## LISTING
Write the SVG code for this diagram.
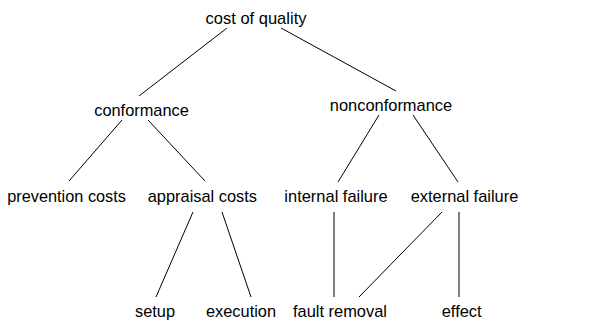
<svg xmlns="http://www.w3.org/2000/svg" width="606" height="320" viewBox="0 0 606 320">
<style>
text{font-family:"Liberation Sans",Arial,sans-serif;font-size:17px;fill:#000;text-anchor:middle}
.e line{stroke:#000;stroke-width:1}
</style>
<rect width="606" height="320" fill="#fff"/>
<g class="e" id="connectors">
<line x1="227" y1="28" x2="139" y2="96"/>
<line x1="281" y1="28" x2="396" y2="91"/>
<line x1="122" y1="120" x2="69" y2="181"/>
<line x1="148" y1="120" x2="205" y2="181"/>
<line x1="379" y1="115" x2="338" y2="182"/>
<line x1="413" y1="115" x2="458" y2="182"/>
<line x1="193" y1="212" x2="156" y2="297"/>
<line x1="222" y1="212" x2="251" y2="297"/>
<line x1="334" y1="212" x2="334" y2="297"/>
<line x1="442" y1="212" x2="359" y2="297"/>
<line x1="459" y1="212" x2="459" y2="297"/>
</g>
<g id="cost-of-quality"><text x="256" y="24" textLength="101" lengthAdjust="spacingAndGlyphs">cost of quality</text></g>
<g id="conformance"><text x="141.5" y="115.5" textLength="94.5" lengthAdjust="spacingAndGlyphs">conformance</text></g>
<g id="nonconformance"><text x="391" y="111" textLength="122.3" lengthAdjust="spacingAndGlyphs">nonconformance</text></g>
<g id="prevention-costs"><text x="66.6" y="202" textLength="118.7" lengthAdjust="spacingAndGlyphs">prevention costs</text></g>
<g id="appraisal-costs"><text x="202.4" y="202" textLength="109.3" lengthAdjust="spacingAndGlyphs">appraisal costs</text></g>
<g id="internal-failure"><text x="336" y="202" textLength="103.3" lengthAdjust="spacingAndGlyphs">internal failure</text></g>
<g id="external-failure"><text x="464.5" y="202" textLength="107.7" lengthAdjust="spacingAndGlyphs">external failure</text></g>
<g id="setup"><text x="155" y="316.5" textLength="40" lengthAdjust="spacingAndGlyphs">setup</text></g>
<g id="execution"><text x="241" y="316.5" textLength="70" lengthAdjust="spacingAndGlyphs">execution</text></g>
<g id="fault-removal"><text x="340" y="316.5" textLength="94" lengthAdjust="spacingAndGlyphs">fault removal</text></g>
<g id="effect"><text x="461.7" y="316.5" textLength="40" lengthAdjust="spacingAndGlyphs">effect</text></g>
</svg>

---

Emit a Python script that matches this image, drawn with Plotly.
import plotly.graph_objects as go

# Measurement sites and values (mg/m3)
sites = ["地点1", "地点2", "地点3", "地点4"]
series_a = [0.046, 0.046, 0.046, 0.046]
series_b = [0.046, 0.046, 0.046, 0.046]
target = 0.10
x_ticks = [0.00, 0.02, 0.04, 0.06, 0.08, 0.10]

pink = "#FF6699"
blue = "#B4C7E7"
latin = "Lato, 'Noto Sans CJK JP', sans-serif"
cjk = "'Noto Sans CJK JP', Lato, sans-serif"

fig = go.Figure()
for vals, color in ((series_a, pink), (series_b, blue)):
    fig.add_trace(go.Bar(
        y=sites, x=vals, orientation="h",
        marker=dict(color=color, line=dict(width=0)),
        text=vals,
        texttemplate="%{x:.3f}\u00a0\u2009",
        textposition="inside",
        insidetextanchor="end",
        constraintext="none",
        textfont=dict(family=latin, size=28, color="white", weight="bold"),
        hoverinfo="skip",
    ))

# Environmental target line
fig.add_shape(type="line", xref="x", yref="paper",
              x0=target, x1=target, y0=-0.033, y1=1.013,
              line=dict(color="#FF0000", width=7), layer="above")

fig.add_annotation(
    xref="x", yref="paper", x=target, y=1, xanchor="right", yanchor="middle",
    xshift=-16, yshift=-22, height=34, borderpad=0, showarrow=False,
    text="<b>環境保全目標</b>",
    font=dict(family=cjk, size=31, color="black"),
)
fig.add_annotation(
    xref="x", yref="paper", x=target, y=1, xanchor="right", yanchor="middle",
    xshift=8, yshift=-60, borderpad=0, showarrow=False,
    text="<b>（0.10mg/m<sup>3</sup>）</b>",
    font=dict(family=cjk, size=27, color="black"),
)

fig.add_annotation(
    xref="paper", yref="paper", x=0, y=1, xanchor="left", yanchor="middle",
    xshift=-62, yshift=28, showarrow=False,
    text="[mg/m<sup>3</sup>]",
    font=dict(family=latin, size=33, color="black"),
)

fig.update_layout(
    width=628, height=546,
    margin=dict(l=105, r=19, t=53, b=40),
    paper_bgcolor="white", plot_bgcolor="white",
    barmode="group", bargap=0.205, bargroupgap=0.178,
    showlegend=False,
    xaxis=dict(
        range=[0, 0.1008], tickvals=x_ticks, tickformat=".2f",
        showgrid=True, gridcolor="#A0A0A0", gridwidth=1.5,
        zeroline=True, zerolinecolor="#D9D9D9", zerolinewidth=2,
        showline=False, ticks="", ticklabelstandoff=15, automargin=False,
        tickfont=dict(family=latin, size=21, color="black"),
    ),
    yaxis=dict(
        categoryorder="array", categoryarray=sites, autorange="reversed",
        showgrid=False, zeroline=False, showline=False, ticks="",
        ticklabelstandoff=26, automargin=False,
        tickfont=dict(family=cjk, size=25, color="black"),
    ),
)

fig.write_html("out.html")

==

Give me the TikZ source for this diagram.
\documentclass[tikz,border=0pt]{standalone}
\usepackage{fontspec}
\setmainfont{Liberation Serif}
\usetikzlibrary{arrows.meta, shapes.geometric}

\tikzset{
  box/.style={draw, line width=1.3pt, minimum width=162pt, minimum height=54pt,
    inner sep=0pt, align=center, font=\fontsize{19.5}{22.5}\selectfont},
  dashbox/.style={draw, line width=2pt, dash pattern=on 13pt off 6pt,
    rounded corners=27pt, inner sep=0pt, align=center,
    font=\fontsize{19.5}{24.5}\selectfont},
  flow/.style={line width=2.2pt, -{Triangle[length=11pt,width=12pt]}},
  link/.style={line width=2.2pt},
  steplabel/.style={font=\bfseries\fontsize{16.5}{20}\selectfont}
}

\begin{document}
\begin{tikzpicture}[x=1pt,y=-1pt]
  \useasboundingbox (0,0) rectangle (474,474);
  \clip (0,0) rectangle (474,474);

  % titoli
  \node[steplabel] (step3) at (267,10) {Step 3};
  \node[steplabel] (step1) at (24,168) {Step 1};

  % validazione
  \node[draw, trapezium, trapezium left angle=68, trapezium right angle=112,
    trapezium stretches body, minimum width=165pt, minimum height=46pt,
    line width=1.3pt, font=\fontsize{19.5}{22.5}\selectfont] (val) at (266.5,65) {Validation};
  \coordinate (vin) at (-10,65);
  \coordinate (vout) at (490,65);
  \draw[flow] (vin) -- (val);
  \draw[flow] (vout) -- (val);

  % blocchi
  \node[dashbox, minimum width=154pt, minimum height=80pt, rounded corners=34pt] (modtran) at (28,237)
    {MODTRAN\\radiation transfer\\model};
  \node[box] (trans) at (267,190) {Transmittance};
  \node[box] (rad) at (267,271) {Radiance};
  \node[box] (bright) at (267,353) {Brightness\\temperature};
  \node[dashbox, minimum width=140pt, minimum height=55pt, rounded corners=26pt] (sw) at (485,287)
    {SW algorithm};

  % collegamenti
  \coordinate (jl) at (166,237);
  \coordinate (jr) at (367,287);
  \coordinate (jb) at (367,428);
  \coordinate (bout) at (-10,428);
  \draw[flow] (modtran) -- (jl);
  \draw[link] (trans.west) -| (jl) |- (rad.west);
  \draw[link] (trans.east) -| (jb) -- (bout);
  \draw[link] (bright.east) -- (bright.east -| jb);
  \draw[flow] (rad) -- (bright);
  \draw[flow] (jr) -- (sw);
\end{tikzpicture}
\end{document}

## EXERCISE DIRECTIONS
Establish how many lines of the material above hold the word "diagram". Nothing but the count should be returned.

## SOLUTION TO THE PROBLEM
2